> [YOUR INSTRUCTIONS] Of the records that follow, copy only the lines from the line containing "Emit a component" to the line containing "import * as", both included, exactly as written.

> [DATASET RECORDS]
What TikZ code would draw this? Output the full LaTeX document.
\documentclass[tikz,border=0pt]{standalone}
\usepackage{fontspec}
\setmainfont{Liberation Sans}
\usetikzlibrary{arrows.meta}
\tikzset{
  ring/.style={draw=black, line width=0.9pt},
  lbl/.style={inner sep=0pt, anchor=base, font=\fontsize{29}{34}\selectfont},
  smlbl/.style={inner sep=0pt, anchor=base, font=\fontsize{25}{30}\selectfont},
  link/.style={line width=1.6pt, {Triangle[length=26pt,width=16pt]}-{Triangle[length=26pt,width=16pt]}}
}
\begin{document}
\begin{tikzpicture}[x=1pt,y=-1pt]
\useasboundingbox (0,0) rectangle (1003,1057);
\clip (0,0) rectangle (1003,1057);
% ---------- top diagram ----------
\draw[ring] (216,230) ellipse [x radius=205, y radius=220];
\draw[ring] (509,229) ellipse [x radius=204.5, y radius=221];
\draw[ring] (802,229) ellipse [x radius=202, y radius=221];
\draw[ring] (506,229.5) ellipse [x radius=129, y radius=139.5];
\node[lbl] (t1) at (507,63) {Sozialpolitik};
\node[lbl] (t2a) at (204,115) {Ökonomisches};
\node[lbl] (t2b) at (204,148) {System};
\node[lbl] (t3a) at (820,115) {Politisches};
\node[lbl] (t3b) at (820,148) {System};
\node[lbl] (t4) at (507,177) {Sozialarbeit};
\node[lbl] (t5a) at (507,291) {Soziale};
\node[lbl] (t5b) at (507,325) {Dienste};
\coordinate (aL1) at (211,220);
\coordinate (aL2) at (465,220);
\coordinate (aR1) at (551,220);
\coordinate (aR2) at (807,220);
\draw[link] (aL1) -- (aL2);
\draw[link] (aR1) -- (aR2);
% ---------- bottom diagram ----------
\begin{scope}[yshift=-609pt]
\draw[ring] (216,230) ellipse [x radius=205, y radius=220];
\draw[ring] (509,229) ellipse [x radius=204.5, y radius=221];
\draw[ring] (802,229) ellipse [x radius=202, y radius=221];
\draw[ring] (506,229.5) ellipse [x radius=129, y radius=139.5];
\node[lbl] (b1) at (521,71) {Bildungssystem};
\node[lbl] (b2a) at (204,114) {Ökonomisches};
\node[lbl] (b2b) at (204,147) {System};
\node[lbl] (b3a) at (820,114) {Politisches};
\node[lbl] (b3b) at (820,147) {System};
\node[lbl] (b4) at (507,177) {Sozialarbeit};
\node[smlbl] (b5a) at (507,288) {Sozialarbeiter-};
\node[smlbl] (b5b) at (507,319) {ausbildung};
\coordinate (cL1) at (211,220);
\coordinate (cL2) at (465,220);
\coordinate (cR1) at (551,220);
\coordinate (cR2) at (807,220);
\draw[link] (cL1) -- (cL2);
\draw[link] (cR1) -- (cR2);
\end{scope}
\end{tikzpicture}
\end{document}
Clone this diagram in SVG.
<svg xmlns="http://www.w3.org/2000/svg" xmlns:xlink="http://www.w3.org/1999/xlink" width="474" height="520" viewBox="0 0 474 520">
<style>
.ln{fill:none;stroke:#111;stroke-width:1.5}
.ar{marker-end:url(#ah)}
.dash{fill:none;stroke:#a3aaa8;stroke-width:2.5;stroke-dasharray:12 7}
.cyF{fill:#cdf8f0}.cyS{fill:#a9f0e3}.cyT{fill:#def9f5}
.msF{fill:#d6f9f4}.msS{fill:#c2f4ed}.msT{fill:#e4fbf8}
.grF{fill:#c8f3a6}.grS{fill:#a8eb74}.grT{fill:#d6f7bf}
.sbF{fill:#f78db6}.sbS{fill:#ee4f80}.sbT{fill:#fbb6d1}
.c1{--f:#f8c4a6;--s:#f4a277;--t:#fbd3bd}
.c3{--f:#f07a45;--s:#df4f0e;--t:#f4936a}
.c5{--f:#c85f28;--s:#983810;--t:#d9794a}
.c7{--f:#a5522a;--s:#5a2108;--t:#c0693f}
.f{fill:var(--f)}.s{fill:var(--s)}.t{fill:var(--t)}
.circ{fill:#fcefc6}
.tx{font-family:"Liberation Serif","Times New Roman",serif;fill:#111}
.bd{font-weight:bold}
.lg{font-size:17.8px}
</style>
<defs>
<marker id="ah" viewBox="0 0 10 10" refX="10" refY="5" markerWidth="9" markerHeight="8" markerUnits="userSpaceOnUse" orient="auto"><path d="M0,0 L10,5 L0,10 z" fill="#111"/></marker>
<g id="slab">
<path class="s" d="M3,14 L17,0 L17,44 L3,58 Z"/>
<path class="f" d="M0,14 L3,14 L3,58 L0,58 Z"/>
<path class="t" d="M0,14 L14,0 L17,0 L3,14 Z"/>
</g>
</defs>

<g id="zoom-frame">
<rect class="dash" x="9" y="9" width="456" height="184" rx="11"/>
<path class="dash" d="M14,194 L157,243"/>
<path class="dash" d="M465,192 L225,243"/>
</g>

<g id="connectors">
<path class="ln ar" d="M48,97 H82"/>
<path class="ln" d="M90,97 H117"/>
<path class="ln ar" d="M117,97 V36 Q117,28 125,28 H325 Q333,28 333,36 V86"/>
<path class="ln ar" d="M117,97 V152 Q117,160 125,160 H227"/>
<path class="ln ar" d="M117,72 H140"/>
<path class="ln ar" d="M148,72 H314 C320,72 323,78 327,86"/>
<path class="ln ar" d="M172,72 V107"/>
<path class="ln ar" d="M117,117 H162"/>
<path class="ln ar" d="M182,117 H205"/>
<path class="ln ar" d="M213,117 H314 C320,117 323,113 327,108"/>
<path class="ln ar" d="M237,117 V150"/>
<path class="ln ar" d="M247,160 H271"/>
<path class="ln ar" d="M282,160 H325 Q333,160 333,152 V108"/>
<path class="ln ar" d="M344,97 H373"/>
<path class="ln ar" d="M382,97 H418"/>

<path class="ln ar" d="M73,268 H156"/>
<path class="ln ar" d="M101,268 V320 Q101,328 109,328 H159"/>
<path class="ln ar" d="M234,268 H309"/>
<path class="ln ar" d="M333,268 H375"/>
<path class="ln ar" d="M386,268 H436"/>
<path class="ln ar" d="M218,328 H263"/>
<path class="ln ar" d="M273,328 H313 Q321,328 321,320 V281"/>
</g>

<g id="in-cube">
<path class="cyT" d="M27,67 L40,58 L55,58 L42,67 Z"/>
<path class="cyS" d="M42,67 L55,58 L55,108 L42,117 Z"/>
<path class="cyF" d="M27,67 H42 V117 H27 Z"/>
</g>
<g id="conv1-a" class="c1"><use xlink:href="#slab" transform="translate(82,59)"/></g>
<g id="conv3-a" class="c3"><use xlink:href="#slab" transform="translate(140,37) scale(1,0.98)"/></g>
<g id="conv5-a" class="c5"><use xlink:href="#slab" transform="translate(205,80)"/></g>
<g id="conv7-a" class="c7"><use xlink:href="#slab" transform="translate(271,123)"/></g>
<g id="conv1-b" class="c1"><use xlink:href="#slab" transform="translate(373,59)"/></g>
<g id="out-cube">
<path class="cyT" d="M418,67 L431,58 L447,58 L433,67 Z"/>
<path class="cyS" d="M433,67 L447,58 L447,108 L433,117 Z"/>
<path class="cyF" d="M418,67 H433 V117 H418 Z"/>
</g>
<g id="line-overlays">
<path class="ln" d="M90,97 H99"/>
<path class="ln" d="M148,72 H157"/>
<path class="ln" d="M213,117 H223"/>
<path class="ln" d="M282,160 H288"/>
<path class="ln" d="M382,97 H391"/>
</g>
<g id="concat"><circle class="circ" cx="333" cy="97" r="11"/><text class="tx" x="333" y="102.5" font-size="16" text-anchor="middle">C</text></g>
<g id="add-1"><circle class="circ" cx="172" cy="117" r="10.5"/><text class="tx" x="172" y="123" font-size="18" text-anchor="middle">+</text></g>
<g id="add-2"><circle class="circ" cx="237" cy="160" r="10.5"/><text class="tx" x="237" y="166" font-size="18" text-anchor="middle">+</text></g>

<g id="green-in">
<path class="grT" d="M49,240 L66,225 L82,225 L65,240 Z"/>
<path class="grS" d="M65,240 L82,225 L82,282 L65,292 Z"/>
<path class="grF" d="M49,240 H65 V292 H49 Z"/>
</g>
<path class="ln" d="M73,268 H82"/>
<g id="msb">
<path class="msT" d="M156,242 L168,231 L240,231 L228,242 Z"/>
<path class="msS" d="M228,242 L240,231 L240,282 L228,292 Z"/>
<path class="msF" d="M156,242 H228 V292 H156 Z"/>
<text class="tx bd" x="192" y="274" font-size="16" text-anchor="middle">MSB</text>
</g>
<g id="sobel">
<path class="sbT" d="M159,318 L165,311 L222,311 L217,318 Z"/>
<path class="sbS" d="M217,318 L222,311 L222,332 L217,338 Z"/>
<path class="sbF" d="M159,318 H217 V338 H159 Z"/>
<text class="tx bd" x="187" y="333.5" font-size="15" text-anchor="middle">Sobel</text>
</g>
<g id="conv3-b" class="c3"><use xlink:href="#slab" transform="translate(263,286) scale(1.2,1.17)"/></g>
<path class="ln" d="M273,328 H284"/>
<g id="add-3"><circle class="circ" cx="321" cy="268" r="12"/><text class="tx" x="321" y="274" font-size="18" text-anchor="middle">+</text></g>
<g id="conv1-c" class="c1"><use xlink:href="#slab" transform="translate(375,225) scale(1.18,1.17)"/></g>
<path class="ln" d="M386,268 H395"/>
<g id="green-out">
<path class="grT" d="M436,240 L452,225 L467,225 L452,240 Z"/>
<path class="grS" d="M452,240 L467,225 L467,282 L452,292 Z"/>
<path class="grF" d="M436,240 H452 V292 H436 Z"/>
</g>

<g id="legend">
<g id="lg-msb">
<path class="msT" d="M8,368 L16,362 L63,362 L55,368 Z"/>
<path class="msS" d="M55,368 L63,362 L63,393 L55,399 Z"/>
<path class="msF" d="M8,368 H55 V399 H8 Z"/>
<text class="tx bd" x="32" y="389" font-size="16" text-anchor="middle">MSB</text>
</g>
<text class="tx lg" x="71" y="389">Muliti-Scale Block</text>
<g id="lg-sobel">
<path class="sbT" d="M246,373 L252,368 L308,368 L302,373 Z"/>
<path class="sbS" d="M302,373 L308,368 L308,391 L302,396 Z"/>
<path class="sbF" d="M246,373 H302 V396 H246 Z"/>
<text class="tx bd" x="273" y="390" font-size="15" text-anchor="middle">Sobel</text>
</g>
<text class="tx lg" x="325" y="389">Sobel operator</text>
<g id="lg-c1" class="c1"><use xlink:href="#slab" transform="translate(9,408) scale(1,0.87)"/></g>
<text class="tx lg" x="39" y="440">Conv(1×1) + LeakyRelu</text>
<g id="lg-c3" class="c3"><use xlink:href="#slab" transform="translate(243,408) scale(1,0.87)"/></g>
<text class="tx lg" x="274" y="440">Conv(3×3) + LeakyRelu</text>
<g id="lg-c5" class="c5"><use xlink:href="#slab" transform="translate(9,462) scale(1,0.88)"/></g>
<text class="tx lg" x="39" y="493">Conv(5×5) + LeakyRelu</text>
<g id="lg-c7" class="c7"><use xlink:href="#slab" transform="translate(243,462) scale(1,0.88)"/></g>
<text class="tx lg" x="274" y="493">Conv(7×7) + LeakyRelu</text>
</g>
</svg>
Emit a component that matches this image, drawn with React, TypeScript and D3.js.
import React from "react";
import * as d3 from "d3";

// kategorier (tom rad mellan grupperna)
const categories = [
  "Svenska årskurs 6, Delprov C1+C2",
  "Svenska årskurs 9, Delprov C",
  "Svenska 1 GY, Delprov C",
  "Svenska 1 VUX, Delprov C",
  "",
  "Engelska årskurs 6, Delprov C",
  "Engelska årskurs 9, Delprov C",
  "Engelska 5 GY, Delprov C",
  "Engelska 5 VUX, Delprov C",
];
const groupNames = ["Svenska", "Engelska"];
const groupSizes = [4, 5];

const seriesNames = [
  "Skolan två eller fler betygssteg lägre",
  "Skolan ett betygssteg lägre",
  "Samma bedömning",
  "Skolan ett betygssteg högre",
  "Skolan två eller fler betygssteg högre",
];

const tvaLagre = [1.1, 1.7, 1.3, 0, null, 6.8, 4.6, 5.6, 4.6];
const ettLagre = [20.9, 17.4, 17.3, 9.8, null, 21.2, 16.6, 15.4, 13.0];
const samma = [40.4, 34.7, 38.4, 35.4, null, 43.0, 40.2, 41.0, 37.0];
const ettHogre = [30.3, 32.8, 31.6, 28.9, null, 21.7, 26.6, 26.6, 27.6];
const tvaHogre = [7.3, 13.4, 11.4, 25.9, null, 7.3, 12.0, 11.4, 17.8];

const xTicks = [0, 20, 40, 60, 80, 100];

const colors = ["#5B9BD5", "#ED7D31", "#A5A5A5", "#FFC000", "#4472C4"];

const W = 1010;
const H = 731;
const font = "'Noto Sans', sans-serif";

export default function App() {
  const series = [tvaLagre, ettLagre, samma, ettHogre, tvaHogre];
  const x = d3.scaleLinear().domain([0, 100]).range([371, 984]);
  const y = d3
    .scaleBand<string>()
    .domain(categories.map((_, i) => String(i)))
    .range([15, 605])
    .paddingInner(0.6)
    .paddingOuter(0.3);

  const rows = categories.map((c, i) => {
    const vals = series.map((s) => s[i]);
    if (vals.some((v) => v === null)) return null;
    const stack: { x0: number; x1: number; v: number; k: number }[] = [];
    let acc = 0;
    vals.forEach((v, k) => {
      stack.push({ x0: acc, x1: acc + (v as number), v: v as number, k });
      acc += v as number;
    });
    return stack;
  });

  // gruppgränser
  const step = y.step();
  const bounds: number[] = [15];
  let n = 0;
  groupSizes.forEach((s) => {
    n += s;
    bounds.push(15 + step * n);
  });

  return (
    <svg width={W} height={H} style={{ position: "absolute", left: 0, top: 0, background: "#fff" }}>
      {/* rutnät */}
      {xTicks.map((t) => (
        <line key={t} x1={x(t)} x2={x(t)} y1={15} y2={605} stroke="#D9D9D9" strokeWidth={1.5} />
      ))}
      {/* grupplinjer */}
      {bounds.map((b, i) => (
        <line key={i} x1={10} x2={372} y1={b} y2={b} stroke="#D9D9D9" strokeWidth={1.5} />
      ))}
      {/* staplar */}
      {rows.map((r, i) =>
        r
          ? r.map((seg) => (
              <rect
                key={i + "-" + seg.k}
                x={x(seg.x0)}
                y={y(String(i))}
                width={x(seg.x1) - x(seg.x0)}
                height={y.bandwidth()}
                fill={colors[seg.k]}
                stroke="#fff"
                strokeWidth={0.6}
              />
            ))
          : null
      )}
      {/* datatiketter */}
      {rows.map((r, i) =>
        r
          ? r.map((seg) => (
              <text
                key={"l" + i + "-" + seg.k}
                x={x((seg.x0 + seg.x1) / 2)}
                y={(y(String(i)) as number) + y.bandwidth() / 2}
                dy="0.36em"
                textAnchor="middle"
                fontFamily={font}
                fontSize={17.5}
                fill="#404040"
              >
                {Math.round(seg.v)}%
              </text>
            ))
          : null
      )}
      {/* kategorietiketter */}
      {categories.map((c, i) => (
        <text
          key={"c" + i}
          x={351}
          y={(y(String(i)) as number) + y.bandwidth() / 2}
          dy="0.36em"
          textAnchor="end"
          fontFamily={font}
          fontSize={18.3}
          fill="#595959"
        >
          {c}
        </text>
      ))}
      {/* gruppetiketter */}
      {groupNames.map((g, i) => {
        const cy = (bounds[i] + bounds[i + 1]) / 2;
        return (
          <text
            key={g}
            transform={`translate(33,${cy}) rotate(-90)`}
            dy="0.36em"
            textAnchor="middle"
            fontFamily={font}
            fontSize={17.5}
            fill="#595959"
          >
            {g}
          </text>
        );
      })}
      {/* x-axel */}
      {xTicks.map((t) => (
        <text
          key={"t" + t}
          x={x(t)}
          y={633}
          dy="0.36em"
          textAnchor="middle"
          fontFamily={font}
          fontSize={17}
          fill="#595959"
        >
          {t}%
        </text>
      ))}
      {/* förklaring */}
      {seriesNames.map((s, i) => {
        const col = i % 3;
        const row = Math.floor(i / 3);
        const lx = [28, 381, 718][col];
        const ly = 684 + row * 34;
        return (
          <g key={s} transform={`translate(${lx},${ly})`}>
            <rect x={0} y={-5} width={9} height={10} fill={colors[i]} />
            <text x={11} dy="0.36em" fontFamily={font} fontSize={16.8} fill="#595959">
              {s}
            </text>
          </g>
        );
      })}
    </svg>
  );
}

> [COMPLETE ANSWER]
Emit a component that matches this image, drawn with React, TypeScript and D3.js.
import React from "react";
import * as d3 from "d3";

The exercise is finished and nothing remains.